:: WHAT YOU SHOULD DO ::
Leave out the pictures and print only the lines from the one with "Give me the TikZ source for this diagram." through the one with "(chull) at (313,481)", exactly as they are.

********

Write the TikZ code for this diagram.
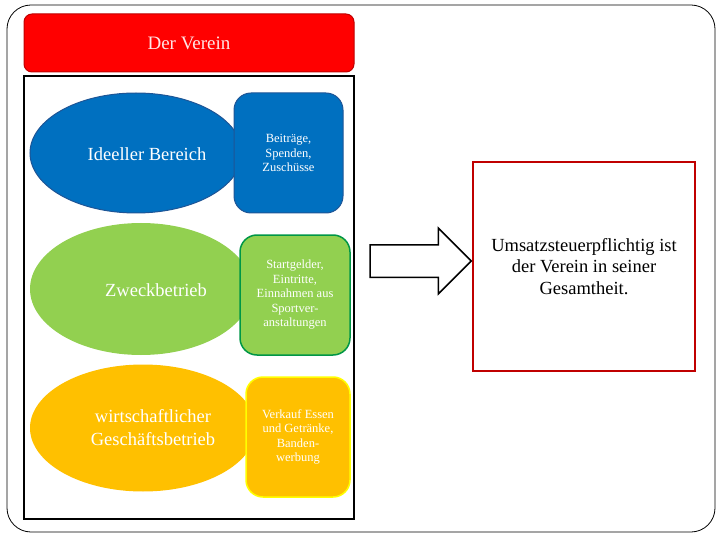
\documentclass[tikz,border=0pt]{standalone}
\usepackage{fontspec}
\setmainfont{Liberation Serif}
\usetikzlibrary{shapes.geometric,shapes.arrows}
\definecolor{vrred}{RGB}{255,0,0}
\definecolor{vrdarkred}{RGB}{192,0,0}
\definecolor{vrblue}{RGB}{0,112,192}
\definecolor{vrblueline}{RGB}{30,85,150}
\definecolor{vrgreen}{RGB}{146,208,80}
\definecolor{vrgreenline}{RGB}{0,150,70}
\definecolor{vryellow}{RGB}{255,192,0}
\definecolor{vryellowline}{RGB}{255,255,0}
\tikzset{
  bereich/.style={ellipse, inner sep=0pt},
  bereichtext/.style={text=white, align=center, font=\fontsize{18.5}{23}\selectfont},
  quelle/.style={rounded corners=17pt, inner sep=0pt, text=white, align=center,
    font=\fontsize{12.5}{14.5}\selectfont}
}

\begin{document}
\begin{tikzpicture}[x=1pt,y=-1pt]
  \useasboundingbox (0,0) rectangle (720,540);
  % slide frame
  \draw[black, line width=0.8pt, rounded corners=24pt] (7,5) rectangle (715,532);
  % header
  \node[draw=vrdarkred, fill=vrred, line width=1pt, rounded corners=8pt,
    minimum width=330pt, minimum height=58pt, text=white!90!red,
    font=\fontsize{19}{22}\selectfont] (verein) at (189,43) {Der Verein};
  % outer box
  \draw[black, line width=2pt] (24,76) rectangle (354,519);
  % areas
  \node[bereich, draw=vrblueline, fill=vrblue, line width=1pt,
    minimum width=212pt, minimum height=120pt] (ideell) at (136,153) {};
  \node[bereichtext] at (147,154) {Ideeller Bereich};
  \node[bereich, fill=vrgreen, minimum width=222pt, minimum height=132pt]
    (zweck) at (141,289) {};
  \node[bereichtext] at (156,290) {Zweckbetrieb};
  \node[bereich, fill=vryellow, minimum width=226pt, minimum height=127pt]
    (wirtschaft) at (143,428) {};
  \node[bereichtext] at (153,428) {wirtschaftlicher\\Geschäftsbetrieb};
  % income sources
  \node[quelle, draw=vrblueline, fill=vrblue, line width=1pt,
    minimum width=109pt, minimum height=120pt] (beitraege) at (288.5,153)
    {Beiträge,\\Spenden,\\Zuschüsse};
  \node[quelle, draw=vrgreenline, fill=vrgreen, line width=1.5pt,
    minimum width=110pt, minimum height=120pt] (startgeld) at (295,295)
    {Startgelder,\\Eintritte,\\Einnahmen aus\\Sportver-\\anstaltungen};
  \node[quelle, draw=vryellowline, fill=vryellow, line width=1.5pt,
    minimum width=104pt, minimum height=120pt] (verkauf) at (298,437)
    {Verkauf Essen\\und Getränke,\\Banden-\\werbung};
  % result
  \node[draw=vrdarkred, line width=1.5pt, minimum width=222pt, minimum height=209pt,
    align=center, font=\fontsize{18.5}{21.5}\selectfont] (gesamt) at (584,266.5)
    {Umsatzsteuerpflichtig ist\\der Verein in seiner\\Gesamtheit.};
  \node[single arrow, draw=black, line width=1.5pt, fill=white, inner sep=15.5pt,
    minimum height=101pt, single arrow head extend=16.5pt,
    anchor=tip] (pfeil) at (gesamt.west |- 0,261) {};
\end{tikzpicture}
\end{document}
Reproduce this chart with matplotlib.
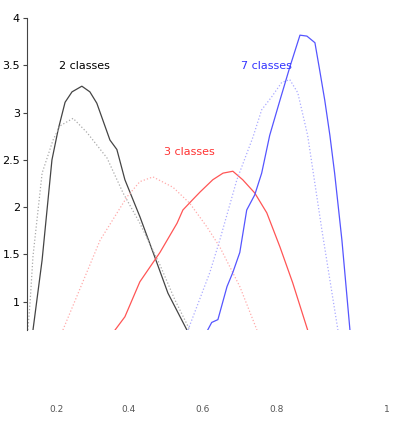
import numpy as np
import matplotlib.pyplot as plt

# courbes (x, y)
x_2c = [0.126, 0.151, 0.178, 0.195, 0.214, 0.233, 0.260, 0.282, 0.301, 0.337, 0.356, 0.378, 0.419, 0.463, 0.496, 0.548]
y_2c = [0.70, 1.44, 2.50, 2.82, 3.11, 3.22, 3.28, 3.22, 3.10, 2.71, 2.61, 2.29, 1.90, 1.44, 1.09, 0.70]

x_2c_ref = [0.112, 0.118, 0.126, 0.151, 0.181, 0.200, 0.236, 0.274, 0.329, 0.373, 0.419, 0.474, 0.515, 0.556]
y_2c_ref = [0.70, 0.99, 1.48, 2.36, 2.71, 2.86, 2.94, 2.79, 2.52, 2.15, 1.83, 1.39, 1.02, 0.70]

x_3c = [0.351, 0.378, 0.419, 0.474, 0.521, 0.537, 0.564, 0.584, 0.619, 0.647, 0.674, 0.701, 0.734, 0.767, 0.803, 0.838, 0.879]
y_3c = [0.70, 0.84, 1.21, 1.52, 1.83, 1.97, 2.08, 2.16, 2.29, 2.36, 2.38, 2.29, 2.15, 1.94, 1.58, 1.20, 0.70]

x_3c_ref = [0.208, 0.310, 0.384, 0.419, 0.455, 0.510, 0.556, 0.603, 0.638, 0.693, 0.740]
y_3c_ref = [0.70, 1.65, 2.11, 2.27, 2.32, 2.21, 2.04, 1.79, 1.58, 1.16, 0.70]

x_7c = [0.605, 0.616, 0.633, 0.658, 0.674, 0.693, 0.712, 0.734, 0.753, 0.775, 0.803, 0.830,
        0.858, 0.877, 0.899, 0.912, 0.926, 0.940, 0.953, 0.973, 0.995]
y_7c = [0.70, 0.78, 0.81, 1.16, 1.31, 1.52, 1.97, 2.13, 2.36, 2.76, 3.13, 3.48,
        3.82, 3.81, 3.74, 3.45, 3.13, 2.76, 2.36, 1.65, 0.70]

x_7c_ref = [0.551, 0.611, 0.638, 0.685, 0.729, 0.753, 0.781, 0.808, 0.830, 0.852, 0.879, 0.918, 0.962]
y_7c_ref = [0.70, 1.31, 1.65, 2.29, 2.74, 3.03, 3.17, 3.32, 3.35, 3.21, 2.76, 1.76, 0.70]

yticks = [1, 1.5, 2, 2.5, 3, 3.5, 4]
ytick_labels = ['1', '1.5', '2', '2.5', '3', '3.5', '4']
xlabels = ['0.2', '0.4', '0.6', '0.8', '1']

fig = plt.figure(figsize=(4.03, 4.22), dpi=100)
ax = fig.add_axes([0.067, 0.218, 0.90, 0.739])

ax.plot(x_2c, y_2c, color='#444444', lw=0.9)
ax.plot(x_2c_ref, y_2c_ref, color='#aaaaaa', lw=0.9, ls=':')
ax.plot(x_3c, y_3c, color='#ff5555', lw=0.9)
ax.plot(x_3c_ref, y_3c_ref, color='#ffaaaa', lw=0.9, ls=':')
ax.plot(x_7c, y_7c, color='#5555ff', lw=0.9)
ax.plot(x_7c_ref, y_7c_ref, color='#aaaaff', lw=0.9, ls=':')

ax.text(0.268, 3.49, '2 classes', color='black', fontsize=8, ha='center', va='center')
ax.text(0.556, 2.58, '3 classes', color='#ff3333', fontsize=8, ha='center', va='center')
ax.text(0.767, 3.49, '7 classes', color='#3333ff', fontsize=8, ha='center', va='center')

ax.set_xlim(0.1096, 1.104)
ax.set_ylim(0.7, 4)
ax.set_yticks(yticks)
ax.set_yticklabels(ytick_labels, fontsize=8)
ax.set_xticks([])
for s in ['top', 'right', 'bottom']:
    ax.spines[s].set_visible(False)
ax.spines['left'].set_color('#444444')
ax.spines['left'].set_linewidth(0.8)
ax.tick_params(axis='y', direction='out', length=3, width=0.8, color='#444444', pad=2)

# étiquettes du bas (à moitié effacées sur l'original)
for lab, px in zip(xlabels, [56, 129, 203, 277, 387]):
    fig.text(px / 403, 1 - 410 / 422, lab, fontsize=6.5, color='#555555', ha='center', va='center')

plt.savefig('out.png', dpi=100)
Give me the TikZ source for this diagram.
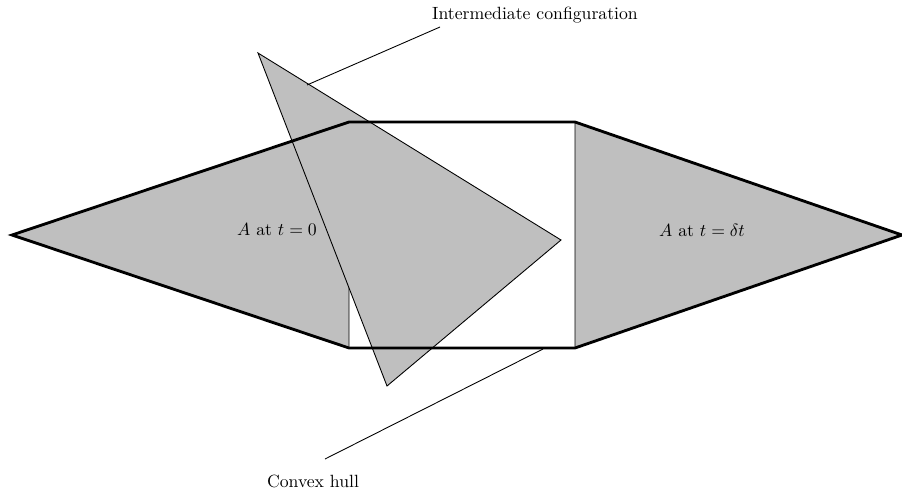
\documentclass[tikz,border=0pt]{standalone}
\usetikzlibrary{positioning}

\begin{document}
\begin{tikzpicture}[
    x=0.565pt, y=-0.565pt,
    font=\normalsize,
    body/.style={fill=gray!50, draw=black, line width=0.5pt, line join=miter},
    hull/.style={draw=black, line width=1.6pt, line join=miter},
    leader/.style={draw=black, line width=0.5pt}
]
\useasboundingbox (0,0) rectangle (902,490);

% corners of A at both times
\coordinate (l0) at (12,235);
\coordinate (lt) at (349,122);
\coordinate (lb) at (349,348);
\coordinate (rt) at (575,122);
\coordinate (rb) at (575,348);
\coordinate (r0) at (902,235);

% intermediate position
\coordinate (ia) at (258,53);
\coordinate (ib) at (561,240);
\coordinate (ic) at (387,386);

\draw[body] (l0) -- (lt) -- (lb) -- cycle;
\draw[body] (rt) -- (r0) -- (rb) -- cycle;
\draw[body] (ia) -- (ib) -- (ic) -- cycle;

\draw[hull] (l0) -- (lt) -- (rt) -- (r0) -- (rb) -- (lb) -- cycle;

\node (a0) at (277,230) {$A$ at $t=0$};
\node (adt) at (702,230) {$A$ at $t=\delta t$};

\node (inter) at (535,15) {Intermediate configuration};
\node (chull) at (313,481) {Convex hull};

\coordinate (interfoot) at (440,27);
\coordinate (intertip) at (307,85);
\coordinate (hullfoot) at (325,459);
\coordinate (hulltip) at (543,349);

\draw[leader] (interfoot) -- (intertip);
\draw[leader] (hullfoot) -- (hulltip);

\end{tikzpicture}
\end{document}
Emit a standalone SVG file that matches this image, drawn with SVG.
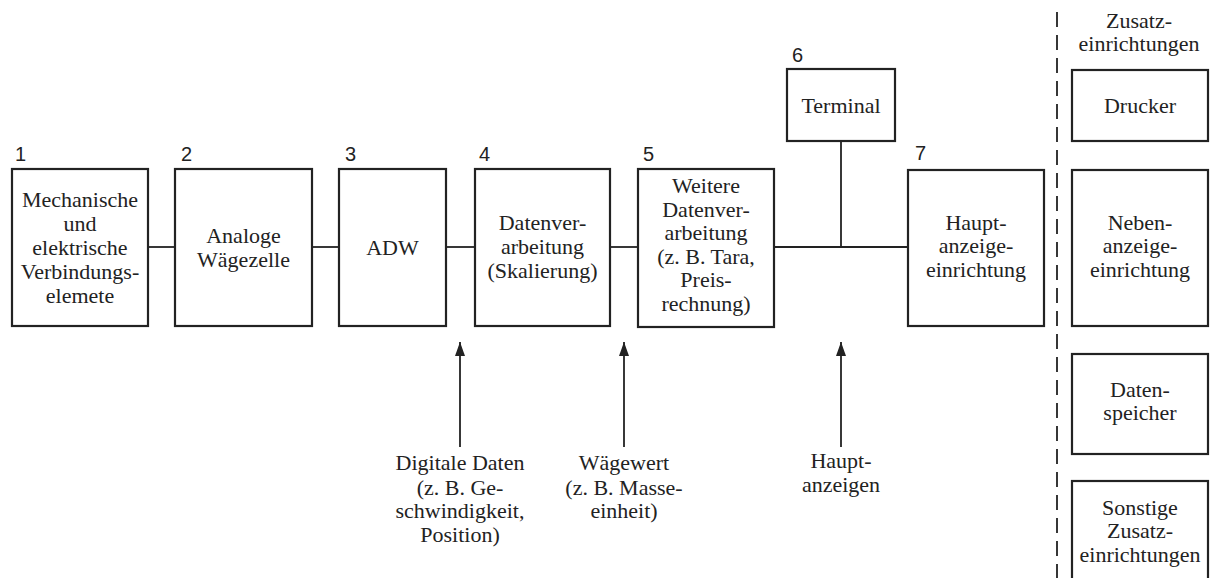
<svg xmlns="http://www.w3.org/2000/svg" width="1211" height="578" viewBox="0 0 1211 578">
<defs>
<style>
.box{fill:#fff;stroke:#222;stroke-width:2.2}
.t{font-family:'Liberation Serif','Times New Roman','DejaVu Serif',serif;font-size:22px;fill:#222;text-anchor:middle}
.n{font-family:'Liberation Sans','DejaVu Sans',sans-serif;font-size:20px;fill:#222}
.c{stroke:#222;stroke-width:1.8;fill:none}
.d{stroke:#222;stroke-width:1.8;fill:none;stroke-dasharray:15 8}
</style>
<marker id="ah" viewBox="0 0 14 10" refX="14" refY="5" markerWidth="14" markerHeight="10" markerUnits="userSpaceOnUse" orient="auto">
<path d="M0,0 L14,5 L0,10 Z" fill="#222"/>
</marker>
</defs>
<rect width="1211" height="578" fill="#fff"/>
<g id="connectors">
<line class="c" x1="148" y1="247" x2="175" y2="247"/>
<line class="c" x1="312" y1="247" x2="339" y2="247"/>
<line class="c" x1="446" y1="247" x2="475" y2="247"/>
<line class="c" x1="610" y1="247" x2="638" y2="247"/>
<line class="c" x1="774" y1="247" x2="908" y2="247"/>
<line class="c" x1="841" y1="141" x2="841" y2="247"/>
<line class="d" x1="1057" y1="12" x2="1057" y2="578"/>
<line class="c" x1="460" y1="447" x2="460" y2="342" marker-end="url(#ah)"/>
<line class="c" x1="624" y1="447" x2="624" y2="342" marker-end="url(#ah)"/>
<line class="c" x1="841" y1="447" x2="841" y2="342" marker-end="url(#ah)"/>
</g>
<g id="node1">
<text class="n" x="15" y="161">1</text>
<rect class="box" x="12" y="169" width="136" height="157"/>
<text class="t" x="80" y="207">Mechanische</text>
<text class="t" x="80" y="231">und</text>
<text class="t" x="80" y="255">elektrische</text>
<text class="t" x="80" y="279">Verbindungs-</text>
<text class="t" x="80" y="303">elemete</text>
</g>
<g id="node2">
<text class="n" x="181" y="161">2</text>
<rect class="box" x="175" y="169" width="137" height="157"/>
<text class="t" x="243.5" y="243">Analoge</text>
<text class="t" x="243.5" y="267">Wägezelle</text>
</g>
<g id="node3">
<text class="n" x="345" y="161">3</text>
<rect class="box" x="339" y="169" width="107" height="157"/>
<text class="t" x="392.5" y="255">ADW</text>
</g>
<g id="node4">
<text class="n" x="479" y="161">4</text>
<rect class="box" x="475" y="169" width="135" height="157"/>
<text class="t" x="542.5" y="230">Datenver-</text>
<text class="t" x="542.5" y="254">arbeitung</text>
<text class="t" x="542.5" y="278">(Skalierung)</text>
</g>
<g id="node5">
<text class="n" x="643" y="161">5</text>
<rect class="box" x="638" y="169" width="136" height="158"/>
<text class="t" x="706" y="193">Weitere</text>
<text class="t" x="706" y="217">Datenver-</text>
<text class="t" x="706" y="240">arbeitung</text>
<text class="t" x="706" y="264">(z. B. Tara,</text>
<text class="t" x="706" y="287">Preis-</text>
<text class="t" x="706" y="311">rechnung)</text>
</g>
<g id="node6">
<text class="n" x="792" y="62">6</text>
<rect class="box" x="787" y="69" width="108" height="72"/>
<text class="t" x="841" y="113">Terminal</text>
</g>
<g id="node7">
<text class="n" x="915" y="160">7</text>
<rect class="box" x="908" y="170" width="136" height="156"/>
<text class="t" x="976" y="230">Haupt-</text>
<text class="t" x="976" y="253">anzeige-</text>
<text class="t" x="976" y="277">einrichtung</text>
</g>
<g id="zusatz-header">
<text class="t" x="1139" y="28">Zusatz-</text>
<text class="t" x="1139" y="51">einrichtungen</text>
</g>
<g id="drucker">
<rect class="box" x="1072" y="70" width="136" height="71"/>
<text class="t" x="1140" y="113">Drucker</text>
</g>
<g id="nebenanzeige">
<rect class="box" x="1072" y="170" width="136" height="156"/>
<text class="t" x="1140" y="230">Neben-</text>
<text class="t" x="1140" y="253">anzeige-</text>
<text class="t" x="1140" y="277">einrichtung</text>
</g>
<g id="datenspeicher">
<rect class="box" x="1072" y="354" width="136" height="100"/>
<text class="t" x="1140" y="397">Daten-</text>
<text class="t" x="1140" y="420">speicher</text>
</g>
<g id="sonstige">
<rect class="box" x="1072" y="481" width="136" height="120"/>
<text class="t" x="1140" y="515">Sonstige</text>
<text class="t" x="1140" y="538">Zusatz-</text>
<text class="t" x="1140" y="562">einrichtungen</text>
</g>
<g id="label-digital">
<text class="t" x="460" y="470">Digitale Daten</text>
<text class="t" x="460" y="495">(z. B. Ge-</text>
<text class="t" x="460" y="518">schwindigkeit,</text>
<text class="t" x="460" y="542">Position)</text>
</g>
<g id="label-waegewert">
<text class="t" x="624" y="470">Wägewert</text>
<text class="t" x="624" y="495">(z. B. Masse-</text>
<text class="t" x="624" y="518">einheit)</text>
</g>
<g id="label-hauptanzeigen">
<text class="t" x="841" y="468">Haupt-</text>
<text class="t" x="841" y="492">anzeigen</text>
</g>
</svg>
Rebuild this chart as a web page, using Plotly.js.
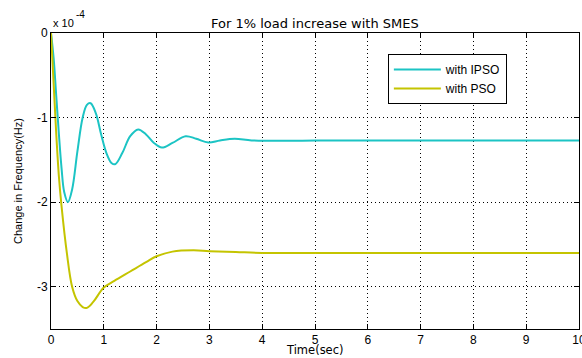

********

:: RESPONSE TO THE TASK ::
Give me the TikZ source for this diagram.
\documentclass[tikz,border=0pt]{standalone}
\usetikzlibrary{positioning}

\begin{document}
\begin{tikzpicture}[
    x=0.565pt, y=-0.565pt,
    font=\normalsize,
    body/.style={fill=gray!50, draw=black, line width=0.5pt, line join=miter},
    hull/.style={draw=black, line width=1.6pt, line join=miter},
    leader/.style={draw=black, line width=0.5pt}
]
\useasboundingbox (0,0) rectangle (902,490);

% corners of A at both times
\coordinate (l0) at (12,235);
\coordinate (lt) at (349,122);
\coordinate (lb) at (349,348);
\coordinate (rt) at (575,122);
\coordinate (rb) at (575,348);
\coordinate (r0) at (902,235);

% intermediate position
\coordinate (ia) at (258,53);
\coordinate (ib) at (561,240);
\coordinate (ic) at (387,386);

\draw[body] (l0) -- (lt) -- (lb) -- cycle;
\draw[body] (rt) -- (r0) -- (rb) -- cycle;
\draw[body] (ia) -- (ib) -- (ic) -- cycle;

\draw[hull] (l0) -- (lt) -- (rt) -- (r0) -- (rb) -- (lb) -- cycle;

\node (a0) at (277,230) {$A$ at $t=0$};
\node (adt) at (702,230) {$A$ at $t=\delta t$};

\node (inter) at (535,15) {Intermediate configuration};
\node (chull) at (313,481) {Convex hull};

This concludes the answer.